### Exercise aim:
Could you copy exactly the lines from the start of the records through the one containing "var medial = [-36, -24, -28, 45, 21, 33]", both included, and leave out the pictures?

### Data records:

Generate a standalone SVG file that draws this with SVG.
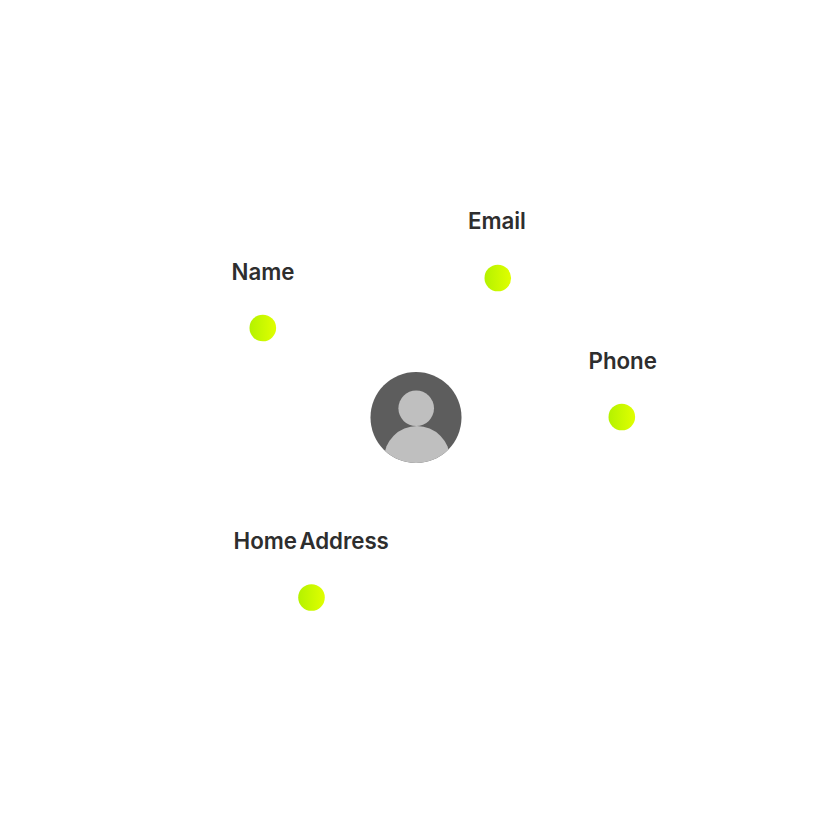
<svg xmlns="http://www.w3.org/2000/svg" width="830" height="831" viewBox="0 0 830 831">
<style>
.lbl{font-family:"Inter","Liberation Sans",sans-serif;font-size:22.300px;font-weight:600;fill:#2e2e2e;text-anchor:middle;letter-spacing:-.05px;word-spacing:-3px}
.dot{fill:url(#g)}
</style>
<defs>
<linearGradient id="g" x1="0" y1="0" x2="1" y2="0"><stop offset="0" stop-color="#b4f200"/><stop offset="1" stop-color="#e0ff00"/></linearGradient>
<clipPath id="c"><circle cx="416" cy="417.500" r="45.500"/></clipPath>
</defs>
<rect width="830" height="831" fill="#fff"/>
<g id="connectors"/>
<g id="avatar">
<circle cx="416" cy="417.500" r="45.500" fill="#5d5d5d"/>
<circle cx="416.200" cy="408.300" r="17.800" fill="#bfbfbf"/>
<circle cx="417" cy="459" r="33" fill="#bfbfbf" clip-path="url(#c)"/>
</g>
<g id="name"><text class="lbl" x="263" y="280.400">Name</text><circle class="dot" cx="262.800" cy="328" r="13.300"/></g>
<g id="email"><text class="lbl" x="497" y="229.400">Email</text><circle class="dot" cx="497.800" cy="278" r="13.300"/></g>
<g id="phone"><text class="lbl" x="622.700" y="369.400">Phone</text><circle class="dot" cx="621.800" cy="417" r="13.300"/></g>
<g id="home-address"><text class="lbl" x="311.200" y="549.400">Home Address</text><circle class="dot" cx="311.500" cy="597.500" r="13.300"/></g>
</svg>
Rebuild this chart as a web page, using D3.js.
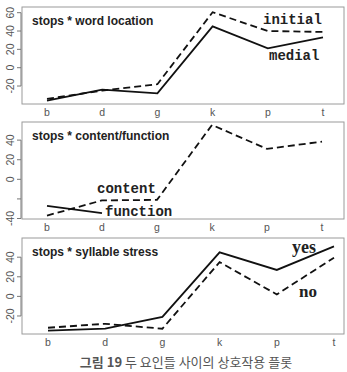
<!DOCTYPE html>
<html>
<head>
<meta charset="utf-8">
<script src="https://cdn.jsdelivr.net/npm/d3@7"></script>
<style>
  body { margin: 0; background: #fff; }
  svg { display: block; }
</style>
</head>
<body>
<div id="chart"></div>
<script>
var width = 347
var height = 372

// data
var stops = ["b", "d", "g", "k", "p", "t"]

var initial = [-34, -25, -18, 60.5, 40, 39]
var medial = [-36, -24, -28, 45, 21, 33]

var content = [-37, -21.5, -21, 55.5, 31, 38.5]
var functionW = [-27, -34.5, null, null, null, null]

var yes = [-35, -33, -21, 45, 27, 51]
var no = [-32, -28, -33, 35, 2, 39.5]

var titles = ["stops * word location", "stops * content/function", "stops * syllable stress"]
var yTicks1 = [-20, 0, 20, 40, 60]
var yTicks2 = [-40, -20, 0, 20, 40]
var yTicks3 = [-20, 0, 20, 40]
var caption = "두 요인들 사이의 상호작용 플롯"

var svg = d3.select("#chart")
    .append("svg")
        .attr("width", width)
        .attr("height", height)

// one plotting region
function panel(top, bottom, xRange, yDomain, ticks, hideLabels, title, series) {
    var x = d3.scalePoint().domain(stops).range(xRange)
    var y = d3.scaleLinear().domain(yDomain).range([bottom, top])
    var g = svg.append("g")

    g.append("rect")
        .attr("x", 22)
        .attr("y", top)
        .attr("width", 322)
        .attr("height", bottom - top)
        .attr("fill", "none")
        .attr("stroke", "#9a9a9a")
        .attr("stroke-width", 1)

    // y axis, R style: line only between first and last tick
    g.append("line")
        .attr("x1", 21).attr("x2", 21)
        .attr("y1", y(d3.min(ticks))).attr("y2", y(d3.max(ticks)))
        .attr("stroke", "#777")
    g.selectAll(".tk").data(ticks).enter().append("line")
        .attr("x1", 17).attr("x2", 21)
        .attr("y1", function(d) { return y(d) })
        .attr("y2", function(d) { return y(d) })
        .attr("stroke", "#777")
    g.selectAll(".tl").data(ticks.filter(function(d) { return hideLabels.indexOf(d) < 0 }))
        .enter().append("text")
        .attr("transform", function(d) { return "translate(14," + y(d) + ") rotate(-90)" })
        .attr("text-anchor", "middle")
        .attr("font-family", "Liberation Sans, Arial, sans-serif")
        .attr("font-size", "10.5px")
        .attr("fill", "#555")
        .text(function(d) { return d })

    g.selectAll(".xl").data(stops).enter().append("text")
        .attr("x", function(d) { return x(d) })
        .attr("y", bottom + 12)
        .attr("text-anchor", "middle")
        .attr("font-family", "Liberation Sans, Arial, sans-serif")
        .attr("font-size", "10.5px")
        .attr("fill", "#555")
        .text(function(d) { return d })

    g.append("text")
        .attr("x", 32)
        .attr("y", top + 18)
        .attr("font-family", "Liberation Sans, Arial, sans-serif")
        .attr("font-weight", "bold")
        .attr("font-size", "12px")
        .attr("fill", "#222")
        .text(title)

    var line = d3.line()
        .defined(function(d) { return d != null })
        .x(function(d, i) { return x(stops[i]) })
        .y(function(d) { return y(d) })

    series.forEach(function(s) {
        g.append("path")
            .attr("d", line(s.values))
            .attr("fill", "none")
            .attr("stroke", "#111")
            .attr("stroke-width", 1.8)
            .attr("stroke-dasharray", s.dashed ? "7,4" : null)
        g.append("text")
            .attr("x", s.lx)
            .attr("y", s.ly)
            .attr("font-family", s.font)
            .attr("font-weight", "bold")
            .attr("font-size", s.size)
            .attr("fill", "#222")
            .text(s.name)
    })
}

var courier = "Liberation Mono, Courier New, monospace"
var serif = "Liberation Serif, Times New Roman, serif"

panel(7, 104, [47, 323], [-39.6, 66.2], yTicks1, [], titles[0], [
    {name: "initial", values: initial, dashed: true, lx: 263, ly: 24, font: courier, size: "14px"},
    {name: "medial", values: medial, dashed: false, lx: 269, ly: 60, font: courier, size: "14px"}
])

panel(122, 219, [47, 322], [-40.5, 58.5], yTicks2, [-20], titles[1], [
    {name: "content", values: content, dashed: true, lx: 97, ly: 193, font: courier, size: "14px"},
    {name: "function", values: functionW, dashed: false, lx: 105, ly: 216, font: courier, size: "14px"}
])

panel(238, 334, [48, 334], [-38.4, 59.6], yTicks3, [], titles[2], [
    {name: "yes", values: yes, dashed: false, lx: 292, ly: 253, font: serif, size: "18px"},
    {name: "no", values: no, dashed: true, lx: 299, ly: 297, font: serif, size: "17px"}
])

var cap = svg.append("text")
    .attr("x", 186)
    .attr("y", 367)
    .attr("text-anchor", "middle")
    .attr("font-family", "Noto Sans CJK KR, sans-serif")
    .attr("font-size", "13px")
    .attr("fill", "#555")
cap.append("tspan").attr("font-weight", "bold").text("그림 19")
cap.append("tspan").text(" " + caption)
</script>
</body>
</html>
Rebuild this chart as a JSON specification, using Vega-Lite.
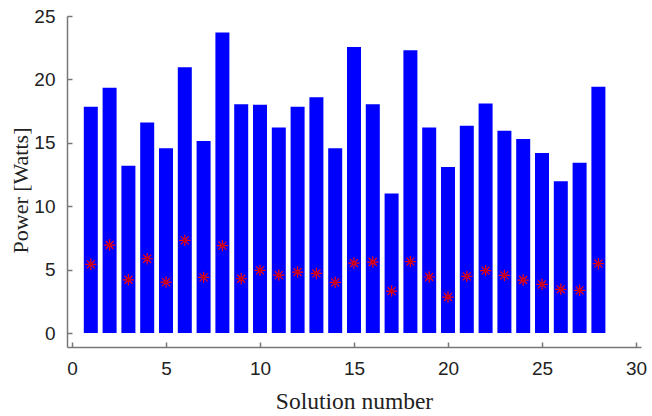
{
  "$schema": "https://vega.github.io/schema/vega-lite/v6.json",
  "width": 574,
  "height": 331,
  "autosize": {"type": "none"},
  "padding": {"left": 67, "top": 16, "right": 11, "bottom": 69},
  "background": "white",
  "config": {"view": {"stroke": null}},
  "data": {"values": [
    {"n": 1, "power": 17.85, "star": 5.42},
    {"n": 2, "power": 19.35, "star": 6.94},
    {"n": 3, "power": 13.2, "star": 4.2},
    {"n": 4, "power": 16.6, "star": 5.86},
    {"n": 5, "power": 14.57, "star": 4.02},
    {"n": 6, "power": 20.95, "star": 7.31},
    {"n": 7, "power": 15.14, "star": 4.39},
    {"n": 8, "power": 23.7, "star": 6.89},
    {"n": 9, "power": 18.04, "star": 4.28},
    {"n": 10, "power": 18.0, "star": 4.94},
    {"n": 11, "power": 16.2, "star": 4.57},
    {"n": 12, "power": 17.85, "star": 4.81},
    {"n": 13, "power": 18.6, "star": 4.7},
    {"n": 14, "power": 14.57, "star": 4.0},
    {"n": 15, "power": 22.55, "star": 5.52},
    {"n": 16, "power": 18.04, "star": 5.6},
    {"n": 17, "power": 11.0, "star": 3.31},
    {"n": 18, "power": 22.3, "star": 5.63},
    {"n": 19, "power": 16.2, "star": 4.42},
    {"n": 20, "power": 13.1, "star": 2.84},
    {"n": 21, "power": 16.35, "star": 4.47},
    {"n": 22, "power": 18.1, "star": 4.92},
    {"n": 23, "power": 15.95, "star": 4.55},
    {"n": 24, "power": 15.3, "star": 4.18},
    {"n": 25, "power": 14.2, "star": 3.84},
    {"n": 26, "power": 11.96, "star": 3.45},
    {"n": 27, "power": 13.43, "star": 3.37},
    {"n": 28, "power": 19.42, "star": 5.47}
  ]},
  "encoding": {
    "x": {
      "field": "n", "type": "quantitative",
      "scale": {"domain": [0, 30], "nice": false},
      "axis": {
        "title": "Solution number",
        "titleFont": "Liberation Serif", "titleFontSize": 23.5, "titleFontWeight": "normal", "titleColor": "#222",
        "titlePadding": 11,
        "values": [0, 5, 10, 15, 20, 25, 30],
        "labelFont": "Liberation Sans", "labelFontSize": 19, "labelColor": "#222",
        "labelPadding": 17,
        "grid": false,
        "domainColor": "#777", "domainWidth": 1.5,
        "tickColor": "#777", "tickSize": -5, "tickWidth": 1.5
      }
    }
  },
  "layer": [
    {
      "mark": {"type": "bar", "color": "#0000ff", "size": 14},
      "encoding": {
        "y": {
          "field": "power", "type": "quantitative",
          "scale": {"domain": [-1.1, 25], "nice": false, "zero": false},
          "axis": {
            "title": "Power [Watts]",
            "titleFont": "Liberation Serif", "titleFontSize": 22, "titleFontWeight": "normal", "titleColor": "#222",
            "titlePadding": 1,
            "titleY": 174,
            "values": [0, 5, 10, 15, 20, 25],
            "labelFont": "Liberation Sans", "labelFontSize": 19, "labelColor": "#222",
            "labelPadding": 17,
            "grid": false,
            "domainColor": "#777", "domainWidth": 1.5,
            "tickColor": "#777", "tickSize": -5, "tickWidth": 1.5
          }
        },
        "y2": {"datum": 0}
      }
    },
    {
      "mark": {
        "type": "point",
        "shape": "M-1,0L1,0M0,-1L0,1M-0.7,-0.7L0.7,0.7M-0.7,0.7L0.7,-0.7",
        "filled": false, "stroke": "#ff0000", "strokeWidth": 1.2, "size": 130, "opacity": 1
      },
      "encoding": {"y": {"field": "star", "type": "quantitative"}}
    },
    {
      "mark": {"type": "point", "shape": "circle", "filled": true, "color": "#b00020", "size": 8, "opacity": 1},
      "encoding": {"y": {"field": "star", "type": "quantitative"}}
    }
  ]
}
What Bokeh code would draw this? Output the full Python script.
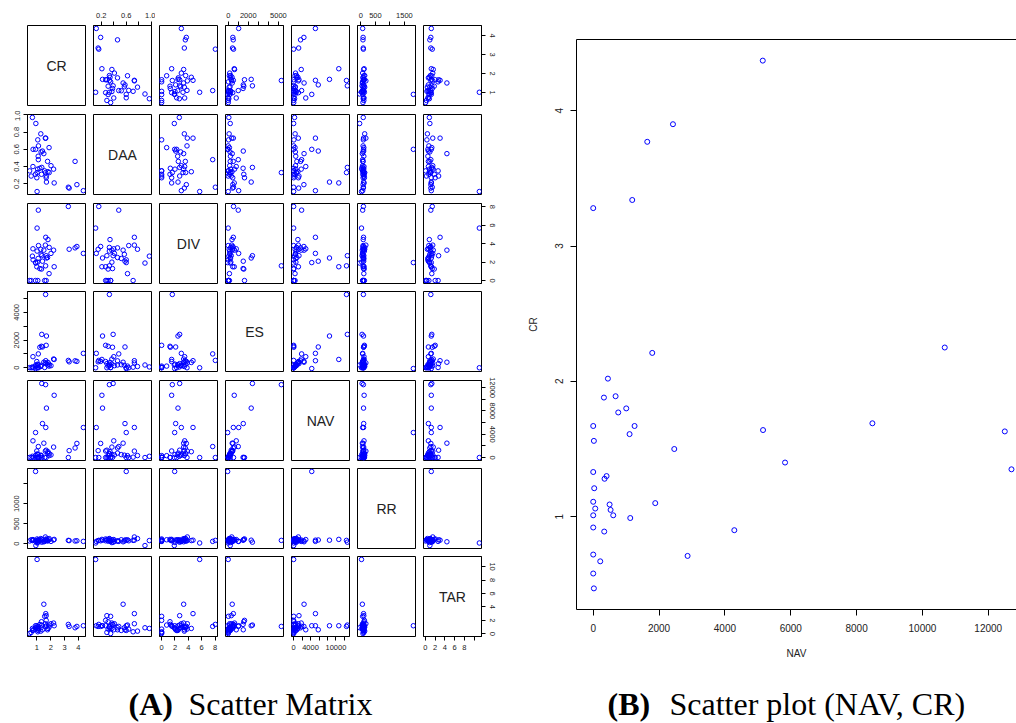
from bokeh.plotting import figure
from bokeh.models import ColumnDataSource, Range1d, LinearAxis, FixedTicker, Label
from bokeh.layouts import row, column
from bokeh.embed import file_html
from bokeh.resources import INLINE

# ---------------- data ----------------
variables = ["CR", "DAA", "DIV", "ES", "NAV", "RR", "TAR"]

NAV = [5150, 2422, 1641, 1185, 0, 10678, 1793, 446, 679, 325, 1003, 760, 8480, 0,
       1256, 5158, 12502, 1104, 20, 2462, 5827, 12705, 0, 405, 344, 30, 0, 1884,
       497, 61, 527, 0, 608, 1125, 0, 4286, 334, 0, 2866, 213, 0, 20]
CR = [4.37, 3.90, 3.77, 3.34, 3.28, 2.25, 2.21, 2.02, 1.89, 1.88, 1.80, 1.77, 1.69, 1.67,
      1.67, 1.64, 1.63, 1.61, 1.56, 1.50, 1.40, 1.35, 1.33, 1.30, 1.28, 1.21, 1.11, 1.10,
      1.09, 1.06, 1.05, 1.01, 1.01, 0.99, 0.92, 0.90, 0.89, 0.72, 0.71, 0.67, 0.58, 0.47]
DAA = [0.12, 0.19, 0.46, 0.15, 0.16, 0.21, 0.37, 0.41, 0.33, 0.62, 0.34, 0.46, 0.22, 0.27,
       0.29, 0.73, 0.33, 0.73, 0.35, 0.55, 0.58, 0.39, 0.31, 0.57, 0.78, 0.38, 0.64, 0.48,
       0.52, 0.71, 0.37, 0.11, 0.33, 0.27, 0.90, 0.60, 0.31, 0.60, 0.40, 0.97, 0.29, 0.35]
DIV = [2.95, 3.70, 3.55, 3.40, 8.05, 1.50, 3.30, 2.95, 3.60, 0.75, 4.45, 2.50, 2.45, 0.0,
       2.70, 4.70, 1.60, 3.85, 0.0, 3.30, 2.10, 2.70, 1.25, 2.85, 3.40, 1.30, 3.80, 7.65,
       2.40, 0.0, 2.00, 5.70, 3.20, 1.50, 1.90, 1.95, 0.0, 2.25, 3.45, 2.65, 0.0, 0.0]
ES = [1040, 460, 500, 430, 530, 600, 630, 150, 250, 120, 380, 200, 2290, 1620,
      300, 510, 5290, 350, 20, 400, 1500, 2410, 1550, 180, 90, 1480, 0, 1000,
      220, 40, 260, 0, 150, 450, 200, -56, 120, 0, 800, 60, 0, 10]
RR = [60, 75, 70, 80, 85, 110, 95, 60, 130, 100, 80, 70, 90, 120,
      100, 90, 85, 170, 60, 50, 95, 40, 110, 70, 130, 90, 75, 60,
      100, 85, 30, 20, 120, 75, -44, 1808, 65, 90, 105, 80, 100, 70]
TAR = [1.2, 1.1, 0.9, 1.1, 1.4, 1.2, 1.6, 1.5, 1.0, 1.3, 0.8, 0.6, 1.2, 2.0,
       2.7, 3.0, 1.1, 1.5, 2.6, 4.4, 0.6, 1.3, 1.8, 0.9, 0.4, 1.4, 0.7, 1.1,
       0.5, 0.3, 0.8, 11.06, 1.0, 1.2, 0.9, 1.2, 0.7, 0.5, 0.6, 0.8, 0.2, 0.04]

data = {"CR": CR, "DAA": DAA, "DIV": DIV, "ES": ES, "NAV": NAV, "RR": RR, "TAR": TAR}

# tick values and tick labels for each side
TICKS = {
    "CR": [1, 2, 3, 4],
    "DAA": [0.2, 0.4, 0.6, 0.8, 1.0],
    "DIV": [0, 2, 4, 6, 8],
    "ES": [0, 1000, 2000, 3000, 4000, 5000],
    "NAV": [0, 2000, 4000, 6000, 8000, 10000, 12000],
    "RR": [0, 500, 1000, 1500],
    "TAR": [0, 2, 4, 6, 8, 10],
}
LABELS_TOP = {"DAA": ["0.2", "", "0.6", "", "1.0"],
              "ES": ["0", "", "2000", "", "", "5000"],
              "RR": ["0", "500", "", "1500"]}
LABELS_BOTTOM = {"CR": ["1", "2", "3", "4"],
                 "DIV": ["0", "2", "4", "6", "8"],
                 "NAV": ["0", "", "4000", "", "", "10000", ""],
                 "TAR": ["0", "2", "4", "6", "8", ""]}
LABELS_LEFT = {"DAA": ["0.2", "0.4", "0.6", "0.8", "1.0"],
               "ES": ["0", "", "2000", "", "4000", ""],
               "RR": ["0", "500", "1000", ""]}
LABELS_RIGHT = {"CR": ["1", "2", "3", "4"],
                "DIV": ["0", "2", "4", "6", "8"],
                "NAV": ["0", "", "4000", "", "8000", "", "12000"],
                "TAR": ["0", "2", "4", "6", "8", "10"]}

B_X_TICKS = [0, 2000, 4000, 6000, 8000, 10000, 12000]
B_Y_TICKS = [1, 2, 3, 4]

CAPTION_A = ("(A)", "Scatter Matrix")
CAPTION_B = ("(B)", "Scatter plot (NAV, CR)")

# ---------------- helpers ----------------
SANS = "Liberation Sans"
SERIF = "Liberation Serif"
TXT = "#222222"


def padded(vals, f=0.04):
    lo, hi = min(vals), max(vals)
    s = hi - lo
    return lo - f * s, hi + f * s


def style_axis(ax, size="7.5px", tick_out=4, standoff=4):
    ax.major_tick_out = tick_out
    ax.major_tick_in = 0
    ax.minor_tick_line_color = None
    ax.axis_line_color = "black"
    ax.major_tick_line_color = "black"
    ax.major_label_text_font = SANS
    ax.major_label_text_font_size = size
    ax.major_label_text_color = TXT
    ax.major_label_standoff = standoff


def add_axis(p, side, var, labels):
    ticks = TICKS[var]
    ax = LinearAxis(ticker=FixedTicker(ticks=ticks),
                    major_label_overrides=dict(zip(ticks, labels)))
    style_axis(ax)
    if side in ("left", "right"):
        ax.major_label_orientation = "vertical"
    p.add_layout(ax, side)


src = ColumnDataSource(data)

FW, FH = 58, 80
col_left = [27, 4, 4, 4, 4, 4, 4]
col_right = [4, 4, 4, 4, 4, 4, 17]
row_top = [25, 4, 4, 4, 4, 4, 4]
row_bottom = [5, 5, 4, 5, 4, 4, 17]

rows = []
for r in range(7):
    figs = []
    for c in range(7):
        xv, yv = variables[c], variables[r]
        xr = padded(data[xv])
        yr = padded(data[yv])
        p = figure(width=col_left[c] + FW + col_right[c],
                   height=row_top[r] + FH + row_bottom[r],
                   x_range=Range1d(*xr), y_range=Range1d(*yr),
                   x_axis_location=None, y_axis_location=None,
                   toolbar_location=None, output_backend="svg",
                   min_border_left=col_left[c], min_border_right=col_right[c],
                   min_border_top=row_top[r], min_border_bottom=row_bottom[r])
        p.grid.grid_line_color = None
        p.outline_line_color = "black"
        p.outline_line_width = 1
        p.outline_line_alpha = 1
        p.background_fill_color = "white"
        p.border_fill_color = "white"
        if r == c:
            p.add_layout(Label(x=(xr[0] + xr[1]) / 2, y=(yr[0] + yr[1]) / 2, text=xv,
                               text_align="center", text_baseline="middle",
                               text_font=SANS, text_font_size="14px", text_color=TXT))
        else:
            p.scatter(xv, yv, source=src, marker="circle", size=4.5,
                      fill_color=None, line_color="blue", line_width=1)
        if r == 0 and xv in LABELS_TOP:
            add_axis(p, "above", xv, LABELS_TOP[xv])
        if r == 6 and xv in LABELS_BOTTOM:
            add_axis(p, "below", xv, LABELS_BOTTOM[xv])
        if c == 0 and yv in LABELS_LEFT:
            add_axis(p, "left", yv, LABELS_LEFT[yv])
        if c == 6 and yv in LABELS_RIGHT:
            add_axis(p, "right", yv, LABELS_RIGHT[yv])
        figs.append(p)
    rows.append(row(*figs, spacing=0))
matrix = column(*rows, spacing=0)

# ---------------- panel B ----------------
nav_lo, _ = padded(NAV)
nav_hi = max(NAV) + 0.012 * (max(NAV) - min(NAV))
pb = figure(width=518, height=661,
            x_range=Range1d(nav_lo, nav_hi), y_range=Range1d(*padded(CR)),
            x_axis_location=None, y_axis_location=None,
            toolbar_location=None, output_backend="svg",
            min_border_left=78, min_border_right=0, min_border_top=39, min_border_bottom=52)
pb.grid.grid_line_color = None
pb.outline_line_color = None
pb.scatter(x="NAV", y="CR", source=src, marker="circle", size=5,
           fill_color=None, line_color="blue", line_width=1)

xax = LinearAxis(ticker=FixedTicker(ticks=B_X_TICKS), axis_label="NAV",
                 major_label_overrides={t: str(t) for t in B_X_TICKS})
style_axis(xax, size="10px", tick_out=6, standoff=8)
xax.axis_label_text_font = SANS
xax.axis_label_text_font_size = "10px"
xax.axis_label_text_font_style = "normal"
xax.axis_label_text_color = TXT
xax.axis_label_standoff = 13
pb.add_layout(xax, "below")

yax = LinearAxis(ticker=FixedTicker(ticks=B_Y_TICKS), axis_label="CR",
                 major_label_overrides={t: str(t) for t in B_Y_TICKS})
style_axis(yax, size="10px", tick_out=6, standoff=7)
yax.major_label_orientation = "vertical"
yax.axis_label_text_font = SANS
yax.axis_label_text_font_size = "10px"
yax.axis_label_text_font_style = "normal"
yax.axis_label_text_color = TXT
yax.axis_label_standoff = 14
pb.add_layout(yax, "left")

topax = LinearAxis(ticker=FixedTicker(ticks=[]))
topax.major_tick_line_color = None
topax.minor_tick_line_color = None
topax.axis_line_color = "black"
pb.add_layout(topax, "above")

# ---------------- captions ----------------
cap = figure(width=1016, height=62, x_range=Range1d(0, 1016), y_range=Range1d(0, 62),
             x_axis_location=None, y_axis_location=None, toolbar_location=None,
             output_backend="svg", min_border=0)
cap.grid.grid_line_color = None
cap.outline_line_color = None
for (bold, rest), x0, x1 in ((CAPTION_A, 128, 188), (CAPTION_B, 607, 669)):
    cap.add_layout(Label(x=x0, y=20, text=bold, text_font=SERIF, text_font_style="bold",
                         text_font_size="32px", text_color="black",
                         text_baseline="middle"))
    cap.add_layout(Label(x=x1, y=20, text=rest, text_font=SERIF, text_font_style="normal",
                         text_font_size="32px", text_color="black",
                         text_baseline="middle"))

layout = column(row(matrix, pb, spacing=0), cap, spacing=0)

open("out.html", "w").write(file_html(layout, INLINE))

### Solution to this problem:
Generate a standalone SVG file that draws this with SVG.
<svg xmlns="http://www.w3.org/2000/svg" width="830" height="831" viewBox="0 0 830 831">
<style>
.lbl{font-family:"Inter","Liberation Sans",sans-serif;font-size:22.300px;font-weight:600;fill:#2e2e2e;text-anchor:middle;letter-spacing:-.05px;word-spacing:-3px}
.dot{fill:url(#g)}
</style>
<defs>
<linearGradient id="g" x1="0" y1="0" x2="1" y2="0"><stop offset="0" stop-color="#b4f200"/><stop offset="1" stop-color="#e0ff00"/></linearGradient>
<clipPath id="c"><circle cx="416" cy="417.500" r="45.500"/></clipPath>
</defs>
<rect width="830" height="831" fill="#fff"/>
<g id="connectors"/>
<g id="avatar">
<circle cx="416" cy="417.500" r="45.500" fill="#5d5d5d"/>
<circle cx="416.200" cy="408.300" r="17.800" fill="#bfbfbf"/>
<circle cx="417" cy="459" r="33" fill="#bfbfbf" clip-path="url(#c)"/>
</g>
<g id="name"><text class="lbl" x="263" y="280.400">Name</text><circle class="dot" cx="262.800" cy="328" r="13.300"/></g>
<g id="email"><text class="lbl" x="497" y="229.400">Email</text><circle class="dot" cx="497.800" cy="278" r="13.300"/></g>
<g id="phone"><text class="lbl" x="622.700" y="369.400">Phone</text><circle class="dot" cx="621.800" cy="417" r="13.300"/></g>
<g id="home-address"><text class="lbl" x="311.200" y="549.400">Home Address</text><circle class="dot" cx="311.500" cy="597.500" r="13.300"/></g>
</svg>
Rebuild this chart as a web page, using D3.js.
<!DOCTYPE html>
<html>
<head>
<meta charset="utf-8">
<script src="https://cdn.jsdelivr.net/npm/d3@7"></script>
<style>
  body { margin: 0; background: #fff; }
  svg { display: block; }
</style>
</head>
<body>
<div id="chart"></div>
<script>
var width = 347
var height = 372

// data
var stops = ["b", "d", "g", "k", "p", "t"]

var initial = [-34, -25, -18, 60.5, 40, 39]
var medial = [-36, -24, -28, 45, 21, 33]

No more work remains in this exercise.